For the first approximate solution (between 0 and 1): Let's choose $$x = 0.5$$.
$$y = (0.5 \times 0.5) - (4 \times 0.5) + 2$$
$$y = 0.25 - 2.0 + 2$$
$$y = 0.25$$
Since 0.25 is a small positive number, and we know y was -1 at x=1, this means the actual solution is between 0.5 and 1, confirming our range.
For the second approximate solution (between 3 and 4): Let's choose $$x = 3.5$$.

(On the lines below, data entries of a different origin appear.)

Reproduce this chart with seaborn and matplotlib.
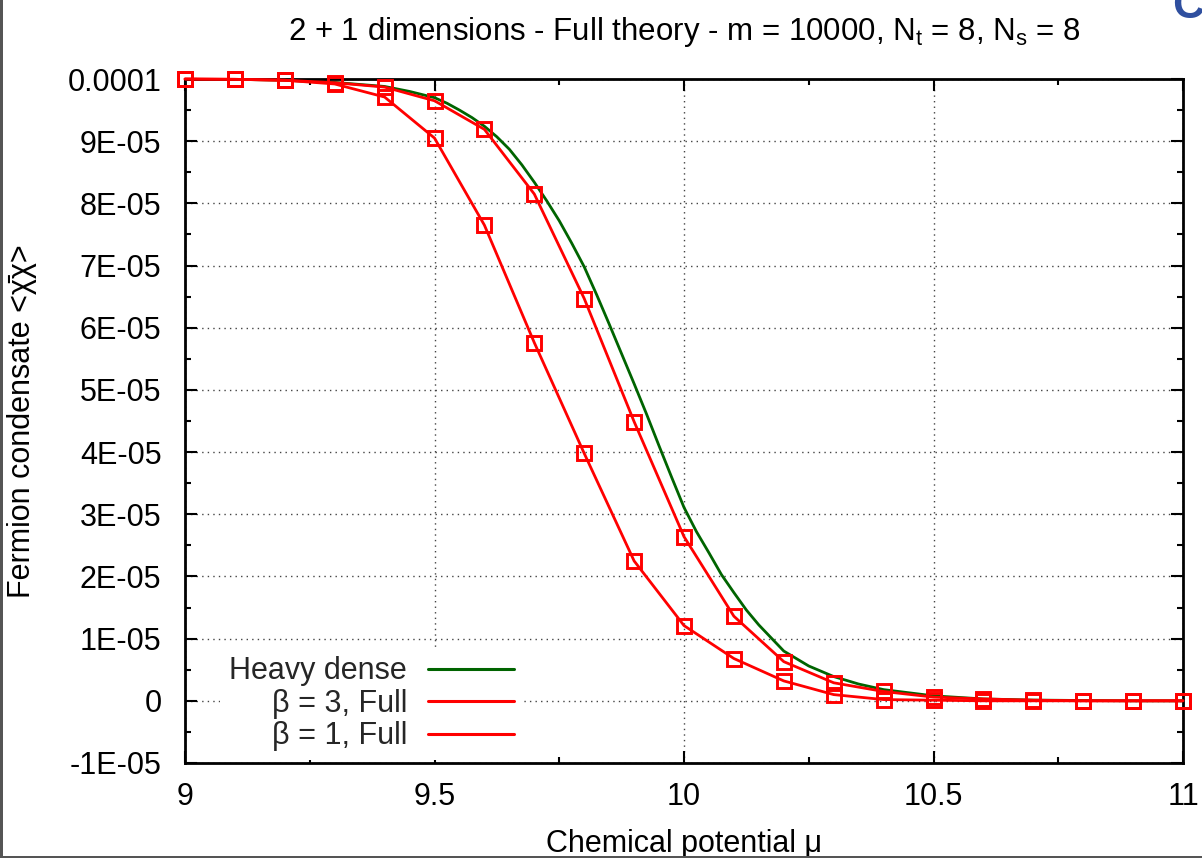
import numpy as np
import pandas as pd
import matplotlib
matplotlib.use("Agg")
import matplotlib.pyplot as plt
from matplotlib.lines import Line2D
from matplotlib.patches import Rectangle
from matplotlib.ticker import MultipleLocator, FixedLocator
import seaborn as sns

# ---------------- data (values in units of 1E-05) ----------------
SCALE = 1e-5
mu_points = [9.0, 9.1, 9.2, 9.3, 9.4, 9.5, 9.6, 9.7, 9.8, 9.9, 10.0,
             10.1, 10.2, 10.3, 10.4, 10.5, 10.6, 10.7, 10.8, 10.9, 11.0]
beta3_full = [10.0, 9.995, 9.98, 9.94, 9.87, 9.65, 9.19, 8.15, 6.47, 4.49, 2.64,
              1.36, 0.63, 0.29, 0.15, 0.06, 0.03, 0.01, 0.0, 0.0, 0.0]
beta1_full = [10.0, 9.995, 9.98, 9.92, 9.71, 9.05, 7.65, 5.76, 3.98, 2.25, 1.21,
              0.68, 0.32, 0.10, 0.02, 0.01, 0.0, 0.0, 0.0, 0.0, 0.0]

mu_dense = [9.0, 9.1, 9.2, 9.3, 9.4, 9.45, 9.5, 9.525, 9.55, 9.575, 9.6, 9.625,
            9.65, 9.675, 9.7, 9.725, 9.75, 9.775, 9.8, 9.825, 9.85, 9.875,
            9.9, 9.925, 9.95, 9.975, 10.0, 10.025, 10.05, 10.075, 10.1,
            10.125, 10.15, 10.2, 10.25, 10.3, 10.35, 10.4, 10.5, 10.6, 10.7,
            10.8, 10.9, 11.0]
heavy_dense = [10.0, 9.995, 9.98, 9.945, 9.88, 9.80, 9.70, 9.61, 9.50, 9.38,
               9.24, 9.07, 8.87, 8.62, 8.34, 8.04, 7.72, 7.36, 6.98, 6.53,
               6.06, 5.58, 5.10, 4.61, 4.10, 3.60, 3.11, 2.72, 2.38, 2.03,
               1.74, 1.46, 1.22, 0.80, 0.56, 0.39, 0.27, 0.18, 0.08, 0.03,
               0.012, 0.005, 0.0, 0.0]

labels = ["Heavy dense", "\u03b2 = 3, Full", "\u03b2 = 1, Full"]
colors = ["#006400", "#ff0000", "#ff0000"]

y_ticks = [-1e-5, 0, 1e-5, 2e-5, 3e-5, 4e-5, 5e-5, 6e-5, 7e-5, 8e-5, 9e-5, 1e-4]
y_ticklabels = ["-1E-05", "0", "1E-05", "2E-05", "3E-05", "4E-05", "5E-05",
                "6E-05", "7E-05", "8E-05", "9E-05", "0.0001"]
x_ticks = [9, 9.5, 10, 10.5, 11]
x_ticklabels = ["9", "9.5", "10", "10.5", "11"]

title = ("2 + 1 dimensions - Full theory - m = 10000, "
         "N$_\\mathregular{t}$ = 8, N$_\\mathregular{s}$ = 8")
xlabel = "Chemical potential \u03bc"
ylabel = "Fermion condensate <\u03c7\u0304\u03c7>"

# ---------------- style ----------------
sns.set_theme(style="ticks")
plt.rcParams["font.family"] = ["Liberation Sans", "DejaVu Sans"]
plt.rcParams["mathtext.fontset"] = "custom"
plt.rcParams["mathtext.rm"] = "Liberation Sans"

FS = 22

fig = plt.figure(figsize=(12.02, 8.58), dpi=100)
ax = fig.add_axes([185 / 1202, 1 - 763 / 858, (1183 - 185) / 1202, (763 - 79) / 858])

df_dense = pd.DataFrame({"mu": mu_dense, "val": np.array(heavy_dense) * SCALE})
df_b3 = pd.DataFrame({"mu": mu_points, "val": np.array(beta3_full) * SCALE})
df_b1 = pd.DataFrame({"mu": mu_points, "val": np.array(beta1_full) * SCALE})

sns.lineplot(data=df_dense, x="mu", y="val", ax=ax, color=colors[0], lw=2.0,
             sort=False, zorder=3)
for df, c in [(df_b3, colors[1]), (df_b1, colors[2])]:
    sns.lineplot(data=df, x="mu", y="val", ax=ax, color=c, lw=2.0, sort=False,
                 marker="s", markersize=9.5, markerfacecolor="none",
                 markeredgecolor=c, markeredgewidth=2.1, zorder=7,
                 clip_on=False)

ax.set_xlim(9, 11)
ax.set_ylim(-1e-5, 1e-4)
ax.xaxis.set_major_locator(FixedLocator(x_ticks))
ax.set_xticklabels(x_ticklabels)
ax.xaxis.set_minor_locator(MultipleLocator(0.25))
ax.yaxis.set_major_locator(FixedLocator(y_ticks))
ax.set_yticklabels(y_ticklabels)
ax.yaxis.set_minor_locator(MultipleLocator(5e-6))

ax.tick_params(which="both", direction="in", top=True, right=True,
               color="black", width=1.5, labelsize=FS, labelcolor="black")
ax.tick_params(which="major", length=8.5)
ax.tick_params(which="minor", length=4.5)
ax.tick_params(axis="y", which="major", pad=17)
ax.tick_params(axis="x", which="major", pad=14)

ax.grid(True, which="major", color="#444444", lw=1.0, ls=(0, (1, 3)))
ax.set_axisbelow(True)
for s in ax.spines.values():
    s.set_linewidth(2.0)
    s.set_color("black")
    s.set_zorder(6)

ax.set_xlabel(xlabel, fontsize=FS, color="black", labelpad=12)
ax.set_ylabel(ylabel, fontsize=FS, color="black", labelpad=22)
ax.set_title(title, fontsize=22.5, color="black", pad=28)

handles = [Line2D([], [], color=c, lw=2.2) for c in colors]
leg = ax.legend(handles, labels, loc="center", bbox_to_anchor=(0.187, 0.0865),
                markerfirst=False, fontsize=FS, frameon=True, fancybox=False,
                framealpha=1.0, edgecolor="none", facecolor="white",
                handlelength=2.8, handletextpad=0.7, labelspacing=0.08,
                borderpad=0.3, borderaxespad=0)
leg.set_zorder(5)

# screenshot frame artefacts
fig.add_artist(Rectangle((0, 0), 2.5 / 1202, 1, transform=fig.transFigure,
                         color="#555555", lw=0))
fig.add_artist(Rectangle((0, 0), 1, 2.5 / 858, transform=fig.transFigure,
                         color="#555555", lw=0))
fig.text(1172 / 1202, 1 - 6 / 858, "C", fontsize=32, fontweight="bold",
         color="#2f4f9f", ha="left", va="center")

fig.savefig("out.png", dpi=100)
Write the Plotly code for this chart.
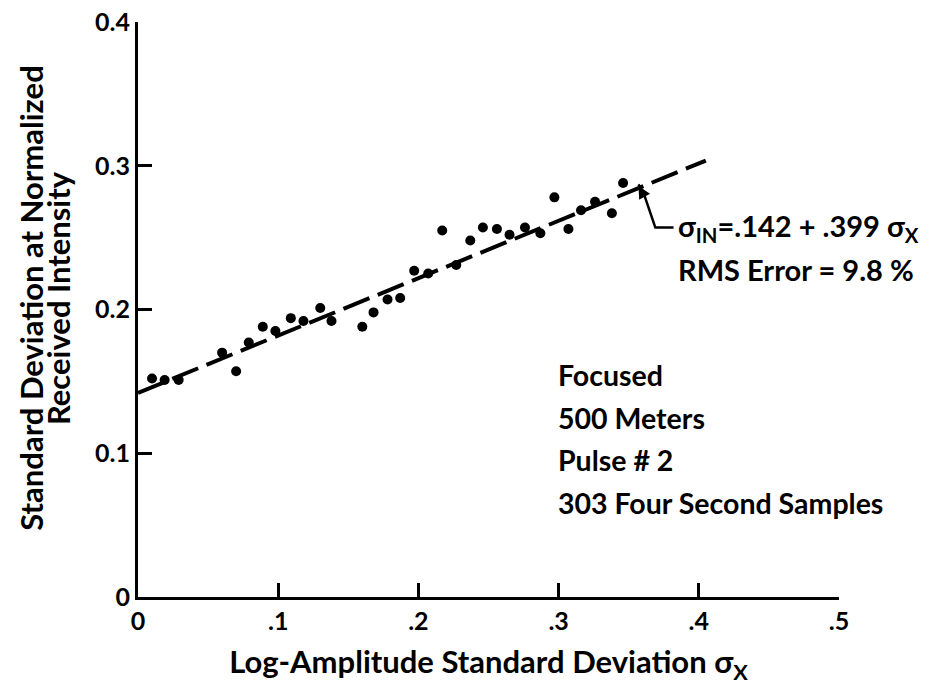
import plotly.graph_objects as go

# Measured samples: log-amplitude std dev (x) vs std dev of normalized intensity (y)
sigma_x = [0.010, 0.019, 0.029, 0.060, 0.070, 0.079, 0.089, 0.098, 0.109, 0.118,
           0.130, 0.138, 0.160, 0.168, 0.178, 0.187, 0.197, 0.207, 0.217, 0.227,
           0.237, 0.246, 0.256, 0.265, 0.276, 0.287, 0.297, 0.307, 0.316, 0.326,
           0.338, 0.346]
sigma_i = [0.152, 0.151, 0.151, 0.170, 0.157, 0.177, 0.188, 0.185, 0.194, 0.192,
           0.201, 0.192, 0.188, 0.198, 0.207, 0.208, 0.227, 0.225, 0.255, 0.231,
           0.248, 0.257, 0.256, 0.252, 0.257, 0.253, 0.278, 0.256, 0.269, 0.275,
           0.267, 0.288]

# Regression line sigma_IN = .142 + .399 sigma_X
fit_intercept = 0.142
fit_slope = 0.399
fit_x = [0.0, 0.405]
fit_y = [fit_intercept + fit_slope * v for v in fit_x]

x_ticks = [0, 0.1, 0.2, 0.3, 0.4, 0.5]
x_tick_labels = ["0", ".1", ".2", ".3", ".4", ".5"]
y_ticks = [0, 0.1, 0.2, 0.3, 0.4]
y_tick_labels = ["0", "0.1", "0.2", "0.3", "0.4"]

notes = ["Focused", "500 Meters", "Pulse # 2", "303 Four Second Samples"]
note_y = [0.1547, 0.1247, 0.0955, 0.0655]

FONT = "Lato"
def F(size):
    return dict(family=FONT, size=size, color="black", weight="bold")

fig = go.Figure()
fig.add_trace(go.Scatter(x=fit_x, y=fit_y, mode="lines",
                         line=dict(color="black", width=4, dash="28px,9px"),
                         hoverinfo="skip", showlegend=False))
fig.add_trace(go.Scatter(x=sigma_x, y=sigma_i, mode="markers",
                         marker=dict(color="black", size=10),
                         showlegend=False))

# leader line from equation to fitted line
fig.add_shape(type="path",
              path="M 0.382 0.257 L 0.369 0.257 L 0.361 0.280 L 0.357 0.287",
              line=dict(color="black", width=2.5), xref="x", yref="y")
fig.add_annotation(x=0.357, y=0.286, ax=0.361, ay=0.279, xref="x", yref="y",
                   axref="x", ayref="y", text="", showarrow=True,
                   arrowhead=2, arrowsize=1, arrowwidth=2.5, arrowcolor="black")

fig.add_annotation(x=0.3836, y=0.257, xref="x", yref="y", xanchor="left", yanchor="middle",
                   text="σ<sub>IN</sub>=.142 + .399 σ<sub>X</sub>", showarrow=False,
                   font=F(29))
fig.add_annotation(x=0.3836, y=0.228, xref="x", yref="y", xanchor="left", yanchor="middle",
                   text="RMS Error = 9.8 %", showarrow=False, font=F(29))

for t, yy in zip(notes, note_y):
    fig.add_annotation(x=0.298, y=yy, xref="x", yref="y", xanchor="left", yanchor="middle",
                       text=t, showarrow=False, font=F(28.5))

# y-axis title (two lines, drawn as rotated text)
fig.add_annotation(x=-0.153, y=0.52, xref="paper", yref="paper", xanchor="center",
                   yanchor="middle", textangle=-90, showarrow=False,
                   text="Standard Deviation at Normalized", font=F(31))
fig.add_annotation(x=-0.114, y=0.52, xref="paper", yref="paper", xanchor="center",
                   yanchor="middle", textangle=-90, showarrow=False,
                   text="Received Intensity", font=F(31))

# page body adds an 8px offset, so the figure is 8px smaller than the window
fig.update_layout(
    width=924, height=680,
    margin=dict(l=130, r=93, t=14, b=91),
    paper_bgcolor="white", plot_bgcolor="white",
    font=F(25),
    xaxis=dict(range=[0, 0.5], tickvals=x_ticks, ticktext=x_tick_labels,
               showgrid=False, zeroline=False, showline=True, linecolor="black",
               linewidth=3, ticks="inside", ticklen=14, tickwidth=2.5, tickcolor="black",
               tickfont=F(25), automargin=False, ticklabeloverflow="allow",
               title=dict(text="Log-Amplitude Standard Deviation σ<sub>X</sub>",
                          font=F(31), standoff=18)),
    yaxis=dict(range=[0, 0.4], tickvals=y_ticks, ticktext=y_tick_labels,
               showgrid=False, zeroline=False, showline=True, linecolor="black",
               linewidth=3, ticks="inside", ticklen=14, tickwidth=2.5, tickcolor="black",
               tickfont=F(25), automargin=False, ticklabeloverflow="allow"),
)

fig.write_html("out.html")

$$y = (3.5 \times 3.5) - (4 \times 3.5) + 2$$
$$y = 12.25 - 14.0 + 2$$
$$y = -1.75 + 2$$
$$y = 0.25$$
Since 0.25 is a small positive number, and we know y was -1 at x=3, this means the actual solution is between 3 and 3.5, confirming our range.
These checks show that the values of 'x' where 'y' is 0 are indeed located in the ranges we found by looking for where the 'y' value changes from positive to negative or negative to positive.